Wed, Feb 06, 2008 - Page 1 News List

Lu Gengsong sentenced to jail, Ching Cheong freed


Ching Cheong, reporter for the Singapore-based Straits Times newspaper, is pictured in this undated photo received on May 31, 2005.


China yesterday sentenced writer and cyber-dissident Lu Gengsong (呂耿松) to four years in jail for "inciting subversion of state power," his lawyer said.

The Intermediate People's Court in Huangzhou announced the verdict over Lu, a prolific writer on corruption, yesterday morning, his lawyer Mo Shaoping (莫少平) said by telephone.

"We decided beforehand that if he was sentenced we would appeal, so that's definitely what we'll do," Mo said.

The former lecturer's wife, daughter and two friends were present when the verdict was read at the end of a 15-minute court session, rights group Chinese Human Rights Defenders said in a statement.


Police barred other supporters and friends from attending the verdict by either putting them under house arrest or preventing them from entering the courtroom, the group said.

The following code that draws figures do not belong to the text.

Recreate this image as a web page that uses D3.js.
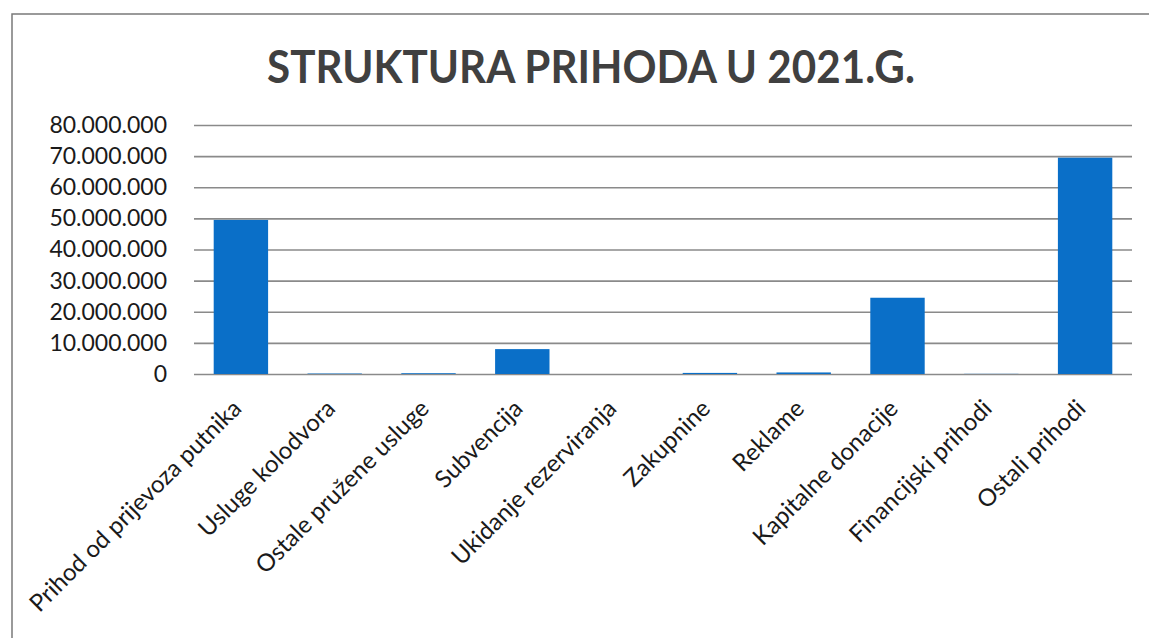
<!DOCTYPE html>
<html lang="hr">
<head>
<meta charset="UTF-8">
<title>Struktura prihoda u 2021.g.</title>
<script src="https://d3js.org/d3.v7.min.js"></script>
<style>
  body { margin: 0; background: #fff; }
  svg { display: block; }
  .title { font-family: Lato, "Open Sans", sans-serif; font-weight: 700; fill: #404040; }
  .tick text { font-family: Lato, "Open Sans", sans-serif; fill: #1a1a1a; }
</style>
</head>
<body>
<div id="chart"></div>
<script>
// data
const categories = [
  "Prihod od prijevoza putnika",
  "Usluge kolodvora",
  "Ostale pružene usluge",
  "Subvencija",
  "Ukidanje rezerviranja",
  "Zakupnine",
  "Reklame",
  "Kapitalne donacije",
  "Financijski prihodi",
  "Ostali prihodi"
];
const values = [49500000, 150000, 250000, 8000000, 0, 350000, 500000, 24500000, 50000, 69500000];
const yTicks = [0, 10000000, 20000000, 30000000, 40000000, 50000000, 60000000, 70000000, 80000000];

const W = 1149, H = 638;
const margin = { top: 125, right: 17, bottom: 264, left: 194 };
const width = W - margin.left - margin.right;
const height = H - margin.top - margin.bottom;

const svg = d3.select("#chart").append("svg")
  .attr("width", W)
  .attr("height", H);

// frame (top and left edges visible in the scan)
svg.append("path")
  .attr("d", `M12,${H} L12,14 L${W},14`)
  .attr("fill", "none")
  .attr("stroke", "#7a7a7a")
  .attr("stroke-width", 1.5);

svg.append("text")
  .attr("class", "title")
  .attr("x", 591)
  .attr("y", 83)
  .attr("text-anchor", "middle")
  .style("font-size", "45px")
  .attr("textLength", 648)
  .attr("lengthAdjust", "spacingAndGlyphs")
  .text("STRUKTURA PRIHODA U 2021.G.");

const g = svg.append("g")
  .attr("transform", `translate(${margin.left},${margin.top})`);

const x = d3.scaleBand()
  .domain(categories)
  .range([0, width])
  .paddingInner(0.42)
  .paddingOuter(0.21);

const y = d3.scaleLinear()
  .domain([0, 80000000])
  .range([height, 0]);

const fmt = d => d3.format(",")(d).replace(/,/g, ".");

// gridlines + y labels
const yAxis = g.append("g")
  .call(d3.axisLeft(y).tickValues(yTicks).tickSize(-width).tickPadding(27).tickFormat(fmt));
yAxis.select(".domain").remove();
yAxis.selectAll(".tick line")
  .attr("stroke", "#8a8a8a")
  .attr("stroke-width", 1.6);
yAxis.selectAll(".tick text")
  .style("font-size", "23px");

// bars
g.selectAll(".bar")
  .data(categories)
  .enter()
  .append("rect")
  .attr("class", "bar")
  .attr("x", d => x(d))
  .attr("width", x.bandwidth())
  .attr("y", (d, i) => y(values[i]))
  .attr("height", (d, i) => height - y(values[i]))
  .attr("fill", "#0a6fc8");

// x labels, rotated
const xAxis = g.append("g")
  .attr("transform", `translate(0,${height})`)
  .call(d3.axisBottom(x).tickSize(0).tickPadding(0));
xAxis.select(".domain").remove();
xAxis.selectAll(".tick text")
  .style("font-size", "24px")
  .attr("text-anchor", "end")
  .attr("dy", "0.35em")
  .attr("transform", "translate(-4,30) rotate(-45)");
</script>
</body>
</html>
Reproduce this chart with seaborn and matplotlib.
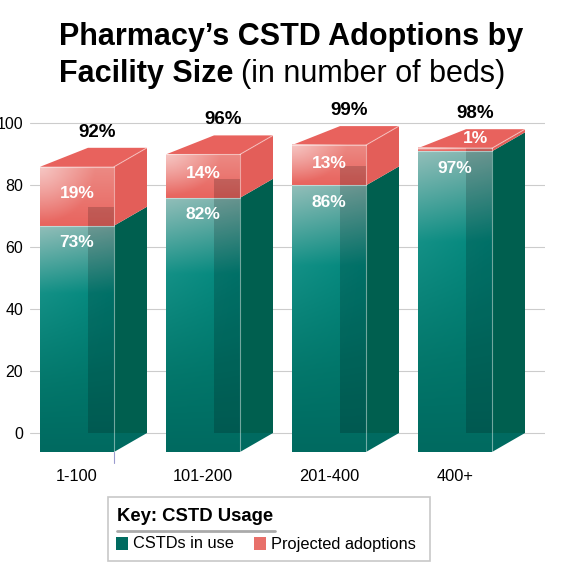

Lu, a 51-year-old freelance writer who was formally arrested in September, has published extensively on graft, including the book Corrupted Officials in China, which appeared in Hong Kong in 2000.

He is also known for disclosing a large number of illegal eviction cases, supporters said.

Lu's arrest was seen by rights groups as part of a major crackdown on dissent amid growing social unrest despite China's pledge to ease curbs on media and individual freedoms ahead of the Beijing Olympics.

Paris-based Reporters Without Borders said in a report in August that at least 30 journalists and 50 cyber-dissidents were being detained in China for work that angered Chinese authorities.


Also yesterday, China freed a Hong Kong-based reporter for a Singaporean newspaper jailed for five years for allegedly spying for Taiwan after intense lobbying from activists and politicians for clemency ahead of the Olympics.

Ching Cheong (程翔), reportedly in poor health since his detention in 2005 and whose family had pushed for an early release on medical grounds, was expected in Hong Kong yesterday afternoon, a Hong Kong official said.

"We have informed Ching Cheong's family about his release," Susana Kwong, principal information officer for the Chief Executive's office said. But she said the conditions of the release were not clear.

Hong Kong Chief Executive Donald Tsang (曾蔭權) "was particularly happy to see Ching could reunite with his family before the Lunar New Year," she said.

Ching, a reporter for Singa-pore's Straits Times newspaper, was detained in April 2005 and later sentenced to five years in jail in a high-profile case underscoring the country's curbs on the media and dissent. Beijing says strict controls are necessary to preserve stability.

Calls from around the world had persisted for Ching's early release, many citing China's express intention of fostering a more open media environment.

"I wouldn't say it's a surprise, but this news has definitely come all of a sudden," said Mak Chai-ming (麥齊明), a spokeswoman for the Ching Cheong Incident Concern Group.


Taipei welcomed the release yesterday and called for Beijing to lift all restrictions on the media and free speech.

"Like Mr Ching, many other people have been put under surveillance and house arrest or detained clandestinely by Chinese authorities for covering news or for seeking freedom of speech,'' the Mainland Affairs Council said.

"China has hoped to nurture an image corresponding with that of a rising power," the council said in a statement. "We urge the international community to push the Chinese authorities to remove their control of news and freedom of speech at an early date."